▶ WHAT YOU WILL DO: Without the pictures, retype exactly the lines from the top of the entries below through the line that contains "d3.select('#chart').attr('width', W).attr('height', H);".

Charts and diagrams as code
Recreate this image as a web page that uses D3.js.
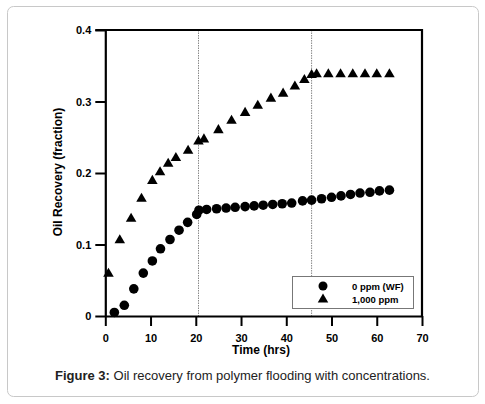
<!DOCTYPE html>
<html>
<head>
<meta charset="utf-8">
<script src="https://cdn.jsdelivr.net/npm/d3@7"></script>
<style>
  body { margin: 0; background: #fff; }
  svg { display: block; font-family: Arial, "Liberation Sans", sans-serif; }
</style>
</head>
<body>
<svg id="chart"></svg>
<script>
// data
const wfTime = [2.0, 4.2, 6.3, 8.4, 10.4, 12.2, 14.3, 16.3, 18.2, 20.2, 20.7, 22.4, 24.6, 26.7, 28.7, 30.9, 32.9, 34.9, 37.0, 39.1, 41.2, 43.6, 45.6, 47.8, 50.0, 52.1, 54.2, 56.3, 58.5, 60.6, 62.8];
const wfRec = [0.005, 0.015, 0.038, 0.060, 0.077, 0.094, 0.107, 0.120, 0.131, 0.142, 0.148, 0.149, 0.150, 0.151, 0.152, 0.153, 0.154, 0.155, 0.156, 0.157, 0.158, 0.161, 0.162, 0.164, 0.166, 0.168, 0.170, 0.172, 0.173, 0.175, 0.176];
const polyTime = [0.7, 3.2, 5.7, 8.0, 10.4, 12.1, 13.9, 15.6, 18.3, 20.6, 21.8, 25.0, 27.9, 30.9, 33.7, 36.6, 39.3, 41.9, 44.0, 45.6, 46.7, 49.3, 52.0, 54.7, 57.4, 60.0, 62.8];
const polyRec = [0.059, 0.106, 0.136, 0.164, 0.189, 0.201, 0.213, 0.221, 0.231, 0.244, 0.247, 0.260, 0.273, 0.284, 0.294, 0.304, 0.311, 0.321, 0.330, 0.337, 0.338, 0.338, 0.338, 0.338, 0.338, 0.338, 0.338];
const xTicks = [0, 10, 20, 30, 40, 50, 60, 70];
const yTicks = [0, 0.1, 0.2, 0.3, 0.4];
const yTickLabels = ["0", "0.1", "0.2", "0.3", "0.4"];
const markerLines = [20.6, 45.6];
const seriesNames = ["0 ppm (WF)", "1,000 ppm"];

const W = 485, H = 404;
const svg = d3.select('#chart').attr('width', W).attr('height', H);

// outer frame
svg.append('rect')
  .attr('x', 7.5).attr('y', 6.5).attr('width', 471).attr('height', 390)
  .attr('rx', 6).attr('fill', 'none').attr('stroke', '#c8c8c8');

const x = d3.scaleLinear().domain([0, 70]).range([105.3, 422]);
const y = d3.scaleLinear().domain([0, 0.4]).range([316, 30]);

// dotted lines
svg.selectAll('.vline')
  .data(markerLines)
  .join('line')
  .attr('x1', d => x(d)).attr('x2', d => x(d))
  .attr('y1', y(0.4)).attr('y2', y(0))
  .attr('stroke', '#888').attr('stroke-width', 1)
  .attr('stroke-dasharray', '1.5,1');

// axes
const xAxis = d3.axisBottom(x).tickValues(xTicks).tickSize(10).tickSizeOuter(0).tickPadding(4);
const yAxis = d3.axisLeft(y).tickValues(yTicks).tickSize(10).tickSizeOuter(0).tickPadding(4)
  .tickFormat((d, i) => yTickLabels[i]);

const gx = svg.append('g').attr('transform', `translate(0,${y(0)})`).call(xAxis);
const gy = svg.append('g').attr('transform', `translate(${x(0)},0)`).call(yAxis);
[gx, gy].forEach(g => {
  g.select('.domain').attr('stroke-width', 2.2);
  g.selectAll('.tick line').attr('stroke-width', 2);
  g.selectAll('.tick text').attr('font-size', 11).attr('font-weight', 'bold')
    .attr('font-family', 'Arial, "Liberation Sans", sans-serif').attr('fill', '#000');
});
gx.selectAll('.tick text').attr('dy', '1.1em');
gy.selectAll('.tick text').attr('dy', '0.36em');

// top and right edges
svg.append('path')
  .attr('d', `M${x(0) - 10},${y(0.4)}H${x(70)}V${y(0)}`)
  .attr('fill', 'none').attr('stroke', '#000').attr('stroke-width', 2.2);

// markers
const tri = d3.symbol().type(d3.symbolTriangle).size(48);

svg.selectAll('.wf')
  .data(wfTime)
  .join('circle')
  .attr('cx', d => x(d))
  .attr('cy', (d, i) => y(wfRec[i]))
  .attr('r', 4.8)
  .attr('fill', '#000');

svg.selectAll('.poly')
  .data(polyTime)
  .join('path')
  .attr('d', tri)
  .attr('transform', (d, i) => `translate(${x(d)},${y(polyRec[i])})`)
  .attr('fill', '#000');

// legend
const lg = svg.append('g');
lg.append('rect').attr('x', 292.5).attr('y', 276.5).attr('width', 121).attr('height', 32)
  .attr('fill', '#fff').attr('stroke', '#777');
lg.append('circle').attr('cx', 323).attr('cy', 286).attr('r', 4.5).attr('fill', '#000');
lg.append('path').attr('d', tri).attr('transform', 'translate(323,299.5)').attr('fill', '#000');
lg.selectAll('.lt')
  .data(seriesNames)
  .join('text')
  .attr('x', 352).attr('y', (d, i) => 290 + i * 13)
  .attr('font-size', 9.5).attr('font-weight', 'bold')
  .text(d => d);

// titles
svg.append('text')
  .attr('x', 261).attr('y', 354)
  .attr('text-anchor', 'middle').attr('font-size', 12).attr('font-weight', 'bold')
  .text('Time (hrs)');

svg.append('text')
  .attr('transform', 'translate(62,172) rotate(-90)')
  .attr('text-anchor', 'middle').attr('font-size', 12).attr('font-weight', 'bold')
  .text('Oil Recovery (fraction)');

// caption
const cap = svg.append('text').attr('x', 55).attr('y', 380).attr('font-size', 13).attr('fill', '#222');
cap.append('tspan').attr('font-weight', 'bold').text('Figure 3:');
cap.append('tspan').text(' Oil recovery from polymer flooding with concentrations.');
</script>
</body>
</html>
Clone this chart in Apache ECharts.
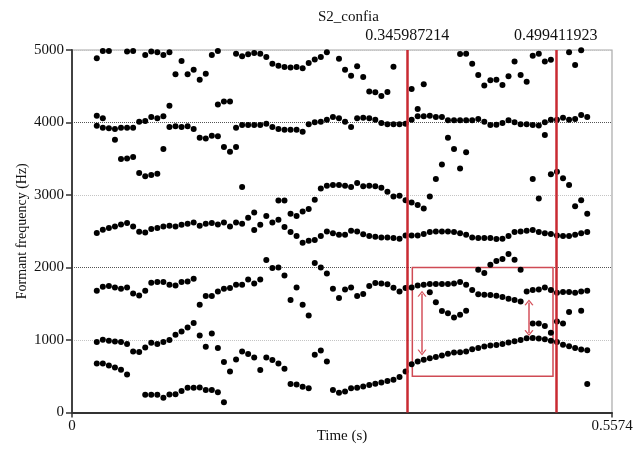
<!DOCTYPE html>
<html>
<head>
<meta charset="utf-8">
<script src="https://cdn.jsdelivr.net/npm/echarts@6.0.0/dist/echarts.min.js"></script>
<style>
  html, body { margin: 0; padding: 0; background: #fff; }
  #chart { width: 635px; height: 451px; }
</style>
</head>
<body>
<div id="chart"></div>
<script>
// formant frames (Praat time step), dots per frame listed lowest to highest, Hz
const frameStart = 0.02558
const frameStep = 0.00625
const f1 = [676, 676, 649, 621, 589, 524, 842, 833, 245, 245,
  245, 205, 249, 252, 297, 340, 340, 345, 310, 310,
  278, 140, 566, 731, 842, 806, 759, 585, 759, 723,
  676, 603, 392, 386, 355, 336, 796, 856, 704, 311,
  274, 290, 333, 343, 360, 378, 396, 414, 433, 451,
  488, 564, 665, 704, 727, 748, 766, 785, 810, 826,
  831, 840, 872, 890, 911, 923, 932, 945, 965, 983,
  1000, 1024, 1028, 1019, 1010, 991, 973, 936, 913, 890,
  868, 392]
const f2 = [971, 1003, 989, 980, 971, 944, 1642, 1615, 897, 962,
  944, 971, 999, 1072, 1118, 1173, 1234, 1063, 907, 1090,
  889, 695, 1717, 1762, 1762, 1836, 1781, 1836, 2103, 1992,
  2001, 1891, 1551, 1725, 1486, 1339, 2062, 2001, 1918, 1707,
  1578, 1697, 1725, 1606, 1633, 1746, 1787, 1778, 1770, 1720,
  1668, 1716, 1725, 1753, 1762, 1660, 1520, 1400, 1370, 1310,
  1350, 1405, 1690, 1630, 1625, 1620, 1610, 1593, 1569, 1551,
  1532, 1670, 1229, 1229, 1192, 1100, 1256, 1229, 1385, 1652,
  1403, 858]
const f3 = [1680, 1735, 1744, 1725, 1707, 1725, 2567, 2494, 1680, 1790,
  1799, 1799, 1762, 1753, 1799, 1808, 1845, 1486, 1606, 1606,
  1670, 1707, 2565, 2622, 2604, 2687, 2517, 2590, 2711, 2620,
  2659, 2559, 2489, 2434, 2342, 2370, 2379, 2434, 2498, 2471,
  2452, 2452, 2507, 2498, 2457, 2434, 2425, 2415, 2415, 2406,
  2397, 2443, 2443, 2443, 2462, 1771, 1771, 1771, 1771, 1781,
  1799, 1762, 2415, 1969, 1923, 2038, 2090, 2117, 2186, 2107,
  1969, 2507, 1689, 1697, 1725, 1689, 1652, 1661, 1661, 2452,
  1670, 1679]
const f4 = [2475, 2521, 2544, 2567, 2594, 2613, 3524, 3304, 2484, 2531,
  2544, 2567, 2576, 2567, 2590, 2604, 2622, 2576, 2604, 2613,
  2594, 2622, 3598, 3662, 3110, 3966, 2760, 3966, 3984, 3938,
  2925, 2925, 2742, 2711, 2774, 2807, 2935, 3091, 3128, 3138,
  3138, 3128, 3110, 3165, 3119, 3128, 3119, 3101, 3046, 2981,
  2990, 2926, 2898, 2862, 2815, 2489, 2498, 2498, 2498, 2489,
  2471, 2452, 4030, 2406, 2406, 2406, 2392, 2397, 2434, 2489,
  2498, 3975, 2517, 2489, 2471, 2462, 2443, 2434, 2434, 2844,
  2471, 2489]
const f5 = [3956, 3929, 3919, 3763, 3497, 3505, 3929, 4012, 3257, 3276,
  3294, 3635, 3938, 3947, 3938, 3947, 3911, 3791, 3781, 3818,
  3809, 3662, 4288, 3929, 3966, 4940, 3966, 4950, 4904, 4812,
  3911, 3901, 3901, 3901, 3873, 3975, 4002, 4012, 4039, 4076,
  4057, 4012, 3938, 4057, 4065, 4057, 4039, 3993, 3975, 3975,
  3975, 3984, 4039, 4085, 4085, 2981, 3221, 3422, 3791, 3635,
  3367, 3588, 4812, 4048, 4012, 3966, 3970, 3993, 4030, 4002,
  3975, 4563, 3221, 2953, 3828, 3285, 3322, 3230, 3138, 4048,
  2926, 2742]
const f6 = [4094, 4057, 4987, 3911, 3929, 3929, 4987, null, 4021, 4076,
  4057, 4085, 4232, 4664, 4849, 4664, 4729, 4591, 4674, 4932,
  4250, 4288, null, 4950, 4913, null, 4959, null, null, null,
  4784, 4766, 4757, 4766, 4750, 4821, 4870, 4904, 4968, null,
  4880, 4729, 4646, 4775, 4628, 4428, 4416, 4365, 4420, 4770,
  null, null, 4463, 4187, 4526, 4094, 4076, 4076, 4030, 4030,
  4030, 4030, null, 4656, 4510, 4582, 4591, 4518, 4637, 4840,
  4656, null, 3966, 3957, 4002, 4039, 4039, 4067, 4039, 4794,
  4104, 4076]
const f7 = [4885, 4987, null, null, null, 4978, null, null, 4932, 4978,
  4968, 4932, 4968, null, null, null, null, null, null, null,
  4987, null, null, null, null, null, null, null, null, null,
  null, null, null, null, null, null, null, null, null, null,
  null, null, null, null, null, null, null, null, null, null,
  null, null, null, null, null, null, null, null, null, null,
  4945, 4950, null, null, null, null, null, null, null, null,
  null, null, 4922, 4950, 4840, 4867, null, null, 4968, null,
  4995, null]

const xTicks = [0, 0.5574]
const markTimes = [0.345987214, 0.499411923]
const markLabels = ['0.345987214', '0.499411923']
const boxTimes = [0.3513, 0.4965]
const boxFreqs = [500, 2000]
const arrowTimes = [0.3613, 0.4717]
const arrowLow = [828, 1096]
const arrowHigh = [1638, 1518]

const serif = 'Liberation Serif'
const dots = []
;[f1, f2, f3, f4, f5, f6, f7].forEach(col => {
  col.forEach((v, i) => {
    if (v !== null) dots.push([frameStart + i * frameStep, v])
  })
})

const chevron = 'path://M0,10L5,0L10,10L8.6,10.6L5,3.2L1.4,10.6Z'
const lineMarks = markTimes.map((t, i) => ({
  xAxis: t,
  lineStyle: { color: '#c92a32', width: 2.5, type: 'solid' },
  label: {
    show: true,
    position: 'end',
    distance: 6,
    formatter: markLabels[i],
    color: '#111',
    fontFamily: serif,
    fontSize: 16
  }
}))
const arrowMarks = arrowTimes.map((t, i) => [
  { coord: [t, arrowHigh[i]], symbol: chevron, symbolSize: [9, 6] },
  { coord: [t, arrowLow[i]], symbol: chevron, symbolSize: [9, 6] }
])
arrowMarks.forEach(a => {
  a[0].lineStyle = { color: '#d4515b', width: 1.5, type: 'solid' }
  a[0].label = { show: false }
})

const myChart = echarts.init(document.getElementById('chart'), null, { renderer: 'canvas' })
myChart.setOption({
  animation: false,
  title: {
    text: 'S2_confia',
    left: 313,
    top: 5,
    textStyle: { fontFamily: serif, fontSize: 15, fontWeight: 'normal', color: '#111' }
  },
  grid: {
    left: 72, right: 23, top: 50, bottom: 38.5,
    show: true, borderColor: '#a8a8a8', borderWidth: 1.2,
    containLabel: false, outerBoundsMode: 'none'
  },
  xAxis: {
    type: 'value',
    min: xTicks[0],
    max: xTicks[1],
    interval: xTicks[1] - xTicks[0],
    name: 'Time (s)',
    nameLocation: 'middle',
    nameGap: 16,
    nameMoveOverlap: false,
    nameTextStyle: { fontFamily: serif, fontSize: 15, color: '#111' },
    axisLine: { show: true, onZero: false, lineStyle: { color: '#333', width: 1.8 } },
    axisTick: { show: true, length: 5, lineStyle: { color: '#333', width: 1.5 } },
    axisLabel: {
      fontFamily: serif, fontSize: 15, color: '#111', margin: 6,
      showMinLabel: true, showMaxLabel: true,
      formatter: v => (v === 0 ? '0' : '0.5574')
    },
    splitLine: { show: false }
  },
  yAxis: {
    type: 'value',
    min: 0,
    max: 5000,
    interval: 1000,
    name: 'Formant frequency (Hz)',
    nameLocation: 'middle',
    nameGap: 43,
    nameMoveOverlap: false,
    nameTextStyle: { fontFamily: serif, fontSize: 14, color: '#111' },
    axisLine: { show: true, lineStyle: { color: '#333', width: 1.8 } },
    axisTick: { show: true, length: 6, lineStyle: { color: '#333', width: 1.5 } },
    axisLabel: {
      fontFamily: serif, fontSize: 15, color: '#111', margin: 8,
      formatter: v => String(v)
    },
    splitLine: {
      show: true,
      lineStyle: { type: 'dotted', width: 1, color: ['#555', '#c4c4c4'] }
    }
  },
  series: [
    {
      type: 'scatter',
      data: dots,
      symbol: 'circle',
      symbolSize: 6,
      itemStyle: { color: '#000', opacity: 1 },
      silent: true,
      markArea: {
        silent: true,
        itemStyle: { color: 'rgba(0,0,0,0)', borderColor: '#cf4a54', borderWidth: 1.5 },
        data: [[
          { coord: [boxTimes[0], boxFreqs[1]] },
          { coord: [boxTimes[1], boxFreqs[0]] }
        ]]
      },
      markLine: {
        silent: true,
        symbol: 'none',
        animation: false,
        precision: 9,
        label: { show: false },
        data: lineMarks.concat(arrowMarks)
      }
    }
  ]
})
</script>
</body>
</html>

▶ SOLUTION FOR THIS TASK:
Recreate this image as a web page that uses D3.js.
<!DOCTYPE html>
<html>
<head>
<meta charset="utf-8">
<script src="https://cdn.jsdelivr.net/npm/d3@7"></script>
<style>
  body { margin: 0; background: #fff; }
  svg { display: block; font-family: Arial, "Liberation Sans", sans-serif; }
</style>
</head>
<body>
<svg id="chart"></svg>
<script>
// data
const wfTime = [2.0, 4.2, 6.3, 8.4, 10.4, 12.2, 14.3, 16.3, 18.2, 20.2, 20.7, 22.4, 24.6, 26.7, 28.7, 30.9, 32.9, 34.9, 37.0, 39.1, 41.2, 43.6, 45.6, 47.8, 50.0, 52.1, 54.2, 56.3, 58.5, 60.6, 62.8];
const wfRec = [0.005, 0.015, 0.038, 0.060, 0.077, 0.094, 0.107, 0.120, 0.131, 0.142, 0.148, 0.149, 0.150, 0.151, 0.152, 0.153, 0.154, 0.155, 0.156, 0.157, 0.158, 0.161, 0.162, 0.164, 0.166, 0.168, 0.170, 0.172, 0.173, 0.175, 0.176];
const polyTime = [0.7, 3.2, 5.7, 8.0, 10.4, 12.1, 13.9, 15.6, 18.3, 20.6, 21.8, 25.0, 27.9, 30.9, 33.7, 36.6, 39.3, 41.9, 44.0, 45.6, 46.7, 49.3, 52.0, 54.7, 57.4, 60.0, 62.8];
const polyRec = [0.059, 0.106, 0.136, 0.164, 0.189, 0.201, 0.213, 0.221, 0.231, 0.244, 0.247, 0.260, 0.273, 0.284, 0.294, 0.304, 0.311, 0.321, 0.330, 0.337, 0.338, 0.338, 0.338, 0.338, 0.338, 0.338, 0.338];
const xTicks = [0, 10, 20, 30, 40, 50, 60, 70];
const yTicks = [0, 0.1, 0.2, 0.3, 0.4];
const yTickLabels = ["0", "0.1", "0.2", "0.3", "0.4"];
const markerLines = [20.6, 45.6];
const seriesNames = ["0 ppm (WF)", "1,000 ppm"];

const W = 485, H = 404;
const svg = d3.select('#chart').attr('width', W).attr('height', H);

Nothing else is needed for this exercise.